When upstream repositories go private we must stop updating objects which are supposed to be deduplicated across members of the fork network. This means that we would ultimately still be forced to create object pools once this happens in order to freeze the set of deduplicated objects at the point in time where the repository goes private.
Deleting repositories becomes more complex as we need to take into account whether a repository is linked to by forks.
gitnamespaces(7), Git provides a mechanism to partition references into
different sets of namespaces. This allows us to serve all forks from a single
repository that contains all objects.
One neat property is that we have the global view of objects referenced by all forks together in a single object database. We can thus easily perform shared housekeeping across all forks at once, including deletion of objects that are not used by any of the forks anymore. Regarding objects, this is likely to be the most efficient solution we could potentially aim for.
There are again some downsides though:
Calculating usage quotas must by necessity use actual reachability of objects into account, which is expensive to compute. This is not a showstopper, but something to keep in mind.
One stated requirement is that it must not be possible to make objects reachable in other repositories from forks. This property could theoretically be enforced by only allowing access to reachable objects. That way an object can only be accessed through virtual repository if the object is reachable from its references. Reachability checks are too compute heavy for this to be practical.

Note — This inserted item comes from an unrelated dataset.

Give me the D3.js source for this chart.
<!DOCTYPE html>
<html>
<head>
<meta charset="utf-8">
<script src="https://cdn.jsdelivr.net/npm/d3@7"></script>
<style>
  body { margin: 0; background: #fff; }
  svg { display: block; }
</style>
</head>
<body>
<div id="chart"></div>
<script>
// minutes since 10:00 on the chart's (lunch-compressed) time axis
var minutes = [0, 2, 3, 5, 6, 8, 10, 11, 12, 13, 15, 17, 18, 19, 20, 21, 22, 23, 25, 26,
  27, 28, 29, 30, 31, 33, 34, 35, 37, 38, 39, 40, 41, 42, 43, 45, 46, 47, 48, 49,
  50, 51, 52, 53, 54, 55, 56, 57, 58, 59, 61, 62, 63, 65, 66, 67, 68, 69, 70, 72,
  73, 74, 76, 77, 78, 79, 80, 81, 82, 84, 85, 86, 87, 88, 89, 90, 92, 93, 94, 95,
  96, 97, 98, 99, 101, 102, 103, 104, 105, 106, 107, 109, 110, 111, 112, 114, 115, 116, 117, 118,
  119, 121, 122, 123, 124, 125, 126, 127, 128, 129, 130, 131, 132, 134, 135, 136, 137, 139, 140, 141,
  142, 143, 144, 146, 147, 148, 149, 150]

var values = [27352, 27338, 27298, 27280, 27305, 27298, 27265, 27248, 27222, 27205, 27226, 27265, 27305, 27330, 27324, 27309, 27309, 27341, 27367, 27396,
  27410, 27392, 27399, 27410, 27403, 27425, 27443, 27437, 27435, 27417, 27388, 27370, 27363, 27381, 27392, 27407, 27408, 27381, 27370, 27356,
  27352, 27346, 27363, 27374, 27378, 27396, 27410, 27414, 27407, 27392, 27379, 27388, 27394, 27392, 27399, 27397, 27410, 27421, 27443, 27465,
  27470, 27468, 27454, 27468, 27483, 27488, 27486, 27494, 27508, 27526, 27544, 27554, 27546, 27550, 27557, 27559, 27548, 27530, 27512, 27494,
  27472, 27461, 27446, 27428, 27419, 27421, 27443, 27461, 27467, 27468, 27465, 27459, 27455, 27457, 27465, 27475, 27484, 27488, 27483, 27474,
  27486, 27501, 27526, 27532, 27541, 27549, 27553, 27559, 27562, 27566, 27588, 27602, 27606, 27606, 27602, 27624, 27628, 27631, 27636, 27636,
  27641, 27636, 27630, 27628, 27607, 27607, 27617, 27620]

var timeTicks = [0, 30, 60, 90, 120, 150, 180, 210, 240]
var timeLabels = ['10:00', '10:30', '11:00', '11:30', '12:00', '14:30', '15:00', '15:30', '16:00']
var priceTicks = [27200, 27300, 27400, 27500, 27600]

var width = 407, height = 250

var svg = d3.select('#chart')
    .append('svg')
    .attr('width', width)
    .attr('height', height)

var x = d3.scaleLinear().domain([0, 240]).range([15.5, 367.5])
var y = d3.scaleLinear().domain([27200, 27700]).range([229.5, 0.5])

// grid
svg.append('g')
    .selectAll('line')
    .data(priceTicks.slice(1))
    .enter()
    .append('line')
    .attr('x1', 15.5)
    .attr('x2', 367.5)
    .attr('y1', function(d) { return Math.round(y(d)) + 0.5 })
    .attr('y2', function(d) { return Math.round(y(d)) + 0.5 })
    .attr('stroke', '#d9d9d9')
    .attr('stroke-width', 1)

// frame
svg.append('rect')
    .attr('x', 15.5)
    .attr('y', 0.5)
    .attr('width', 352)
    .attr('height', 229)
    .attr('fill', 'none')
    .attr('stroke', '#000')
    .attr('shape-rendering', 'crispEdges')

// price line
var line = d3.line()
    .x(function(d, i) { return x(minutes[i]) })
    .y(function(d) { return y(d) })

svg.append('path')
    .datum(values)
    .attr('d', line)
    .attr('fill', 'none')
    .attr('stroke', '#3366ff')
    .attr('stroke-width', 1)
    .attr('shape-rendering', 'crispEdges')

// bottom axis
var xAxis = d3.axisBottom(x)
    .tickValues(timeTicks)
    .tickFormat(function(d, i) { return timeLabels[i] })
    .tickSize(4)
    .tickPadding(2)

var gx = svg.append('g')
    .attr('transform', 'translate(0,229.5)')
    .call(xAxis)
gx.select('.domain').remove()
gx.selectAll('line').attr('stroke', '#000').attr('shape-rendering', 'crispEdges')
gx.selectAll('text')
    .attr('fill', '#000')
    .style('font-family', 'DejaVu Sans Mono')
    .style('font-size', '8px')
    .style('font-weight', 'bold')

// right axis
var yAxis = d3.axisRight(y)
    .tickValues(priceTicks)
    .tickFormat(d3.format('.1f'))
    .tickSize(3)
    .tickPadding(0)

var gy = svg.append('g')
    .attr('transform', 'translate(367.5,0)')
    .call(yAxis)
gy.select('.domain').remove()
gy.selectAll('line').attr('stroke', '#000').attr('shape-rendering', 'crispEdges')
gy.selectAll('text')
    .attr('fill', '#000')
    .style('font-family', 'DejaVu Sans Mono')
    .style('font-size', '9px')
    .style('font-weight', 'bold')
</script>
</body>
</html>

Even though references are partitioned, large fork networks would still easily end up with multiple millions of references. It is unclear what the impact on performance would be.

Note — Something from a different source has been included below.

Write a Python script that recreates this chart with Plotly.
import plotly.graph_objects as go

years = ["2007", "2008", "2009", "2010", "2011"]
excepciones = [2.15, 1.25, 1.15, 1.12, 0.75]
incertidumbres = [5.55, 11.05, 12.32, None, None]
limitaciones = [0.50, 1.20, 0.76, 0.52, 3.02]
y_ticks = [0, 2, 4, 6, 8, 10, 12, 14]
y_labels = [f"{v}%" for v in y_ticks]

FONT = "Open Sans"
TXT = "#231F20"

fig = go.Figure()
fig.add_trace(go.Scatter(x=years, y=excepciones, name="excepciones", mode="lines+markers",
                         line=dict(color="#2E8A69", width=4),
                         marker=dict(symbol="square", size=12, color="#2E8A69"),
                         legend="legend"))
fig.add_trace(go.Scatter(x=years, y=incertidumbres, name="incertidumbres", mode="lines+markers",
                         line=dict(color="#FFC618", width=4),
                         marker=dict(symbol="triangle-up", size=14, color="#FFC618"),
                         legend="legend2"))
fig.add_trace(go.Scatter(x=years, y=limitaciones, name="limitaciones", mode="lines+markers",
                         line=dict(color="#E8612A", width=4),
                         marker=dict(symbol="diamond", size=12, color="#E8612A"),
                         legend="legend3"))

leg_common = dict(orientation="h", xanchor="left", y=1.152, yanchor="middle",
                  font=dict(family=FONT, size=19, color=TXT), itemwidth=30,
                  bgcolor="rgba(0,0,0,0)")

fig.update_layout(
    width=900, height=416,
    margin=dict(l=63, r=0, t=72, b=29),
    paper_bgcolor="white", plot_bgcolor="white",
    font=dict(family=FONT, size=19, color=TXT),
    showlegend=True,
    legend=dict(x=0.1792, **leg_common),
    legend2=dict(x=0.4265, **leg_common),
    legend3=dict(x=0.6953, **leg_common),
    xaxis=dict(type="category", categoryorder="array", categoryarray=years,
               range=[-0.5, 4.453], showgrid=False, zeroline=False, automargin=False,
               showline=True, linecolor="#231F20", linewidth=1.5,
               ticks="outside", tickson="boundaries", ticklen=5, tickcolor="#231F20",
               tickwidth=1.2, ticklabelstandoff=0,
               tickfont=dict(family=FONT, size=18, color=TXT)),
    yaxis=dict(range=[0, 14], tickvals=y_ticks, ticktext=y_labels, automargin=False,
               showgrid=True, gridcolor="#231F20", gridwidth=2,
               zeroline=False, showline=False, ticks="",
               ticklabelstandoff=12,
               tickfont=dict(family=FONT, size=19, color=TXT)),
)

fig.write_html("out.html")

The blast radius for any repository-level attacks significantly increases as you would not only impact your own repository, but also all forks.
Custom hooks would have to be isolated for each of the virtual repositories. Since the execution of Git hooks is controled it should be possible to handle this for each of the namespaces.
The idea of deduplicating objects on the filesystem level was floating around at several points in time. While it would be nice if we could shift the burden of this to another component, it is likely not easy to implement due to the nature of how Git works.
The most important contributing factor to repository sizes are Git objects. While it would be possible to store the objects in their loose representation and thus deduplicate on that level, this is infeasible:
Git would not be able to deltify objects, which is an extremely important mechanism to reduce on-disk size. It is unlikely that the size reduction caused by deduplication would outweigh the size reduction gained from the deltification mechanism.
Loose objects are significantly less efficient when accessing the repository.
Serving fetches requires us to send a packfile to the client. Usually, Git is able to reuse large parts of already-existing packfiles, which significantly reduces the computational overhead.
Deduplicating on the loose-object level is thus infeasible.
The other unit that one could try to deduplicate is packfiles. But packfiles are not deterministically generated by Git and will furthermore be different once repositories start to diverge from each other. So packfiles are not a natural fit for filesystem-level deduplication either.
An alternative could be to use hard links of packfiles across repositories. This would cause us to duplicate storage space whenever any repository decides to perform a repack of objects and would thus be unpredictable and hard to manage.
In theory, it would be possible to implement a custom object backend that allows us to store objects in such a way that we can deduplicate them across forks. There are several technical hurdles though that keep us from doing so without significant upstream investments:
Git is not currently designed to have different backends for objects. Accesses to files part of the object database are littered across the code base with no abstraction level. This is in contrast to the reference database, which has at least some level of abstraction.
Implementing a custom object backend would likely necessitate a fork of the Git project. Even if we had the resources to do so, it would introduce a major risk factor due to potential incompatibilities with upstream changes. It would become impossible to use vanilla Git, which is often a requirement that exists in the context of Linux distributions that package GitLab.
Both the initial and the operational risk of ongoing maintenance are too high to really justify this approach for now. We might revisit this approach in the future.